Marathon training does, indeed, require a lot of running, but you should not run every day!
Before I get into some of the specific running workouts for marathon training, I want to talk a bit about cross-training.
There is no magic to cross-training. Cross-training is simply doing some exercise other than running.
Swimming, biking, Pilates, yoga, situps, pushups, planks, squats, upper-body weight lifting, etc, are all great examples of cross-training.
The purpose of cross-training is two-fold. First, it gives your legs and feet a chance to rest and recover.
The marathon training schedule I use, the YCGTD Marathon Training Plan, only has 3 runs per week, but they are very intense and specific types of running workouts (which I will cover in later chapters), and my 50-year-old body needs the recovery time in between runs. Cross-training on the non-running days has been a huge help to me while I recover.
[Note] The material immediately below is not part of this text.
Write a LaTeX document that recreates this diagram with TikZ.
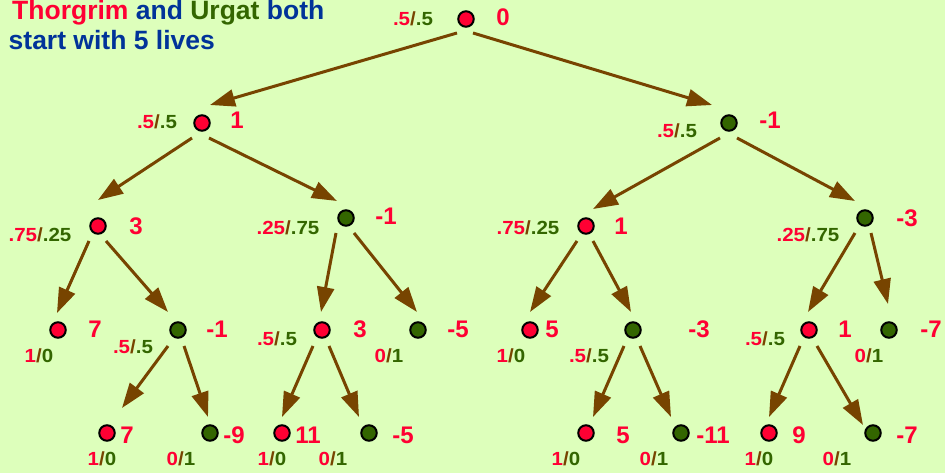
\documentclass[tikz,border=0pt]{standalone}
\usepackage{fontspec}
\setmainfont{Liberation Sans}
\newfontfamily\probfont[FakeStretch=1.08]{Liberation Sans}
\usetikzlibrary{arrows.meta,calc}
\definecolor{bgc}{HTML}{DDFFBB}
\definecolor{tred}{HTML}{FF0033}
\definecolor{tgreen}{HTML}{336600}
\definecolor{tblue}{HTML}{003399}
\definecolor{tbrown}{HTML}{774400}
\newcommand{\probl}[2]{\textcolor{tred}{#1}\textcolor{tbrown}{/}\textcolor{tgreen}{#2}}
\tikzset{
  rdot/.style={circle,draw=black,line width=2pt,fill=tred,minimum size=15.5pt,inner sep=0pt},
  gdot/.style={circle,draw=black,line width=2pt,fill=tgreen,minimum size=15.5pt,inner sep=0pt},
  val/.style={text=tred,font=\fontsize{24}{24}\selectfont\bfseries,inner sep=0pt,anchor=base},
  prb/.style={font=\probfont\fontsize{19}{19}\selectfont\bfseries,inner sep=0pt,anchor=base},
  ttl/.style={text=tblue,font=\fontsize{26.5}{26.5}\selectfont\bfseries,inner sep=0pt,anchor=base west},
  arr/.style={draw=tbrown,line width=3pt,-{Triangle[length=25pt 0 0,width=17pt 0 0]}}
}
\begin{document}
\begin{tikzpicture}[x=1pt,y=-1pt]
\fill[bgc] (0,0) rectangle (945,473);
\useasboundingbox (0,0) rectangle (945,473);
% title
\node[ttl] (t1) at (12,19.5) {\textcolor{tred}{Thorgrim} and \textcolor{tgreen}{Urgat} both};
\node[ttl] (t2) at (8.5,49.5) {start with 5 lives};
% nodes
\node[rdot] (r) at (466,19) {};
\node[rdot] (a) at (202,123) {};
\node[gdot] (b) at (729,123) {};
\node[rdot] (aa) at (98,226) {};
\node[gdot] (ab) at (346,218) {};
\node[rdot] (ba) at (586,226) {};
\node[gdot] (bb) at (865,218) {};
\node[rdot] (aaa) at (58,330) {};
\node[gdot] (aab) at (178,330) {};
\node[rdot] (aba) at (322,330) {};
\node[gdot] (abb) at (418,330) {};
\node[rdot] (baa) at (530,330) {};
\node[gdot] (bab) at (633,330) {};
\node[rdot] (bba) at (809,330) {};
\node[gdot] (bbb) at (889,330) {};
\node[rdot] (aaba) at (107,433) {};
\node[gdot] (aabb) at (210,433) {};
\node[rdot] (abaa) at (282,433) {};
\node[gdot] (abab) at (369,433) {};
\node[rdot] (baba) at (586,433) {};
\node[gdot] (babb) at (681,433) {};
\node[rdot] (bbaa) at (769,433) {};
\node[gdot] (bbab) at (873,433) {};
% values
\node[val] (vr) at (503,26) {0};
\node[val] (va) at (237,129) {1};
\node[val] (vb) at (770,129) {-1};
\node[val] (vaa) at (136,234) {3};
\node[val] (vab) at (386,225) {-1};
\node[val] (vba) at (621,234) {1};
\node[val] (vbb) at (907,226) {-3};
\node[val] (vaaa) at (95,337) {7};
\node[val] (vaab) at (217,337) {-1};
\node[val] (vaba) at (360,337) {3};
\node[val] (vabb) at (458,337) {-5};
\node[val] (vbaa) at (552,337) {5};
\node[val] (vbab) at (699,337) {-3};
\node[val] (vbba) at (845,337) {1};
\node[val] (vbbb) at (931,337) {-7};
\node[val] (vaaba) at (127,443) {7};
\node[val] (vaabb) at (234,443) {-9};
\node[val] (vabaa) at (308,443) {11};
\node[val] (vabab) at (403,443) {-5};
\node[val] (vbaba) at (623,443) {5};
\node[val] (vbabb) at (713,443) {-11};
\node[val] (vbbaa) at (799,443) {9};
\node[val] (vbbab) at (907,443) {-7};
% probabilities
\node[prb] (pr) at (413,26) {\probl{.5}{.5}};
\node[prb] (pa) at (157,129) {\probl{.5}{.5}};
\node[prb] (pb) at (677,138) {\probl{.5}{.5}};
\node[prb] (paa) at (40,242) {\probl{.75}{.25}};
\node[prb] (pab) at (288,234) {\probl{.25}{.75}};
\node[prb] (pba) at (528,234) {\probl{.75}{.25}};
\node[prb] (pbb) at (808,242) {\probl{.25}{.75}};
\node[prb] (paaa) at (39,362) {\probl{1}{0}};
\node[prb] (paab) at (133,353) {\probl{.5}{.5}};
\node[prb] (paba) at (277,345) {\probl{.5}{.5}};
\node[prb] (pabb) at (389,362) {\probl{0}{1}};
\node[prb] (pbaa) at (511,362) {\probl{1}{0}};
\node[prb] (pbab) at (589,362) {\probl{.5}{.5}};
\node[prb] (pbba) at (765,345) {\probl{.5}{.5}};
\node[prb] (pbbb) at (869,362) {\probl{0}{1}};
\node[prb] (paaba) at (102,465) {\probl{1}{0}};
\node[prb] (paabb) at (181,465) {\probl{0}{1}};
\node[prb] (pabaa) at (272,465) {\probl{1}{0}};
\node[prb] (pabab) at (333,465) {\probl{0}{1}};
\node[prb] (pbaba) at (566,465) {\probl{1}{0}};
\node[prb] (pbabb) at (654,465) {\probl{0}{1}};
\node[prb] (pbbaa) at (759,465) {\probl{1}{0}};
\node[prb] (pbbab) at (837,465) {\probl{0}{1}};
% edges
\draw[arr] ($(r)+(-9,14)$) -- ($(a)+(8,-18)$);
\draw[arr] ($(r)+(7,14)$) -- ($(b)+(-17,-18)$);
\draw[arr] ($(a)+(-10,15)$) -- ($(aa)+(0,-26)$);
\draw[arr] ($(a)+(7,15)$) -- ($(ab)+(-9,-17)$);
\draw[arr] ($(b)+(-9,15)$) -- ($(ba)+(7,-17)$);
\draw[arr] ($(b)+(8,15)$) -- ($(bb)+(-10,-17)$);
\draw[arr] ($(aa)+(-9,15)$) -- ($(aaa)+(-1,-17)$);
\draw[arr] ($(aa)+(8,15)$) -- ($(aab)+(-10,-18)$);
\draw[arr] ($(ab)+(-10,15)$) -- ($(aba)+(-1,-18)$);
\draw[arr] ($(ab)+(8,15)$) -- ($(abb)+(-1,-18)$);
\draw[arr] ($(ba)+(-9,15)$) -- ($(baa)+(0,-18)$);
\draw[arr] ($(ba)+(7,15)$) -- ($(bab)+(-2,-18)$);
\draw[arr] ($(bb)+(-10,15)$) -- ($(bba)+(-1,-18)$);
\draw[arr] ($(bb)+(6,15)$) -- ($(bbb)+(-1,-26)$);
\draw[arr] ($(aab)+(-10,16)$) -- ($(aaba)+(15,-25)$);
\draw[arr] ($(aab)+(6,16)$) -- ($(aabb)+(-2,-16)$);
\draw[arr] ($(aba)+(-9,16)$) -- ($(abaa)+(0,-16)$);
\draw[arr] ($(aba)+(7,16)$) -- ($(abab)+(-10,-16)$);
\draw[arr] ($(bab)+(-9,16)$) -- ($(baba)+(7,-16)$);
\draw[arr] ($(bab)+(7,16)$) -- ($(babb)+(-10,-16)$);
\draw[arr] ($(bba)+(-9,16)$) -- ($(bbaa)+(0,-16)$);
\draw[arr] ($(bba)+(8,16)$) -- ($(bbab)+(-10,-8)$);
\end{tikzpicture}
\end{document}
What most beginner athletes do not understand is that strength is actually created during the rest/recovery period rather than the actual training. Recovery is crucial to building strength. This is why you do not want to run every day. You need to give your feet and legs time to recover. Plus, you need to strengthen other parts of your body—marathon run requires your entire body to be in shape, not just your legs!
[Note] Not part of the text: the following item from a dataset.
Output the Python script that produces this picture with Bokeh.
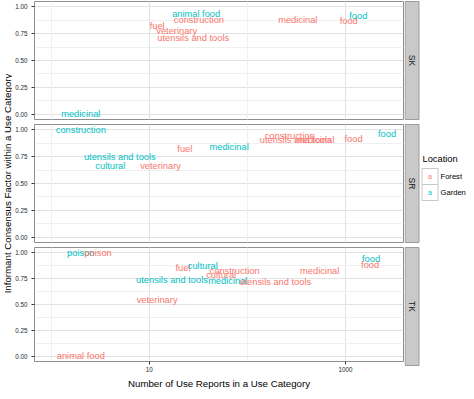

The second purpose of cross-training is to strengthen other muscle groups that indirectly support your running. For example, swimming helps improve cardio and upper body strength, both of which are important to running. Pilates, yoga, planks, and simple push-ups and sit-ups improve your core strength which you will need for endurance and posture on those long runs.
While I have mentioned biking as a great cross-training exercise, I want you to be careful if you use a bike. Remember that the primary goal of cross-training is to give your legs a break while they recover from running. Biking, whether on a real bike or on a stationary bike, should be done lightly, not as an aggressive workout.
Let me say a word about treadmills. Treadmills can be great as a way to get in a run if the weather is bad, but there is a temptation to use treadmills too often out of convenience, especially in extra cold or extra hot weather conditions. There is, however, no substitute for road running. Your marathon will not be run on a treadmill; it will be run on the road!
The other problem is that people do not use treadmills properly. They think that if they set the treadmill to the same pace they would be running on the road that they are training at that pace. That is just not true. You need to set a treadmill at a 1.5% incline just to simulate the equivalent effort of running on perfectly flat ground. Running on the road has hills, uneven surfaces, varying wind and other conditions that you do not get on a treadmill. So, while a treadmill can be helpful, only use it as a very rare substitute for running outside on the road.
As I talked about in the previous chapter, you might need to change our training schedule around if the weather is bad. Instead of just skipping a workout day altogether, cross-training is a great way to stay on schedule and maintain the momentum of your training, which is all part of the mental conditioning.
Cross-training is also a great way to stay in shape and try to stay on your training schedule if you suffer an injury. If you twist an ankle or develop shin splints or some other kind of injury, do not just drop out of training completely. Use cross-training and other low-impact leg exercises to maintain conditioning while you recover.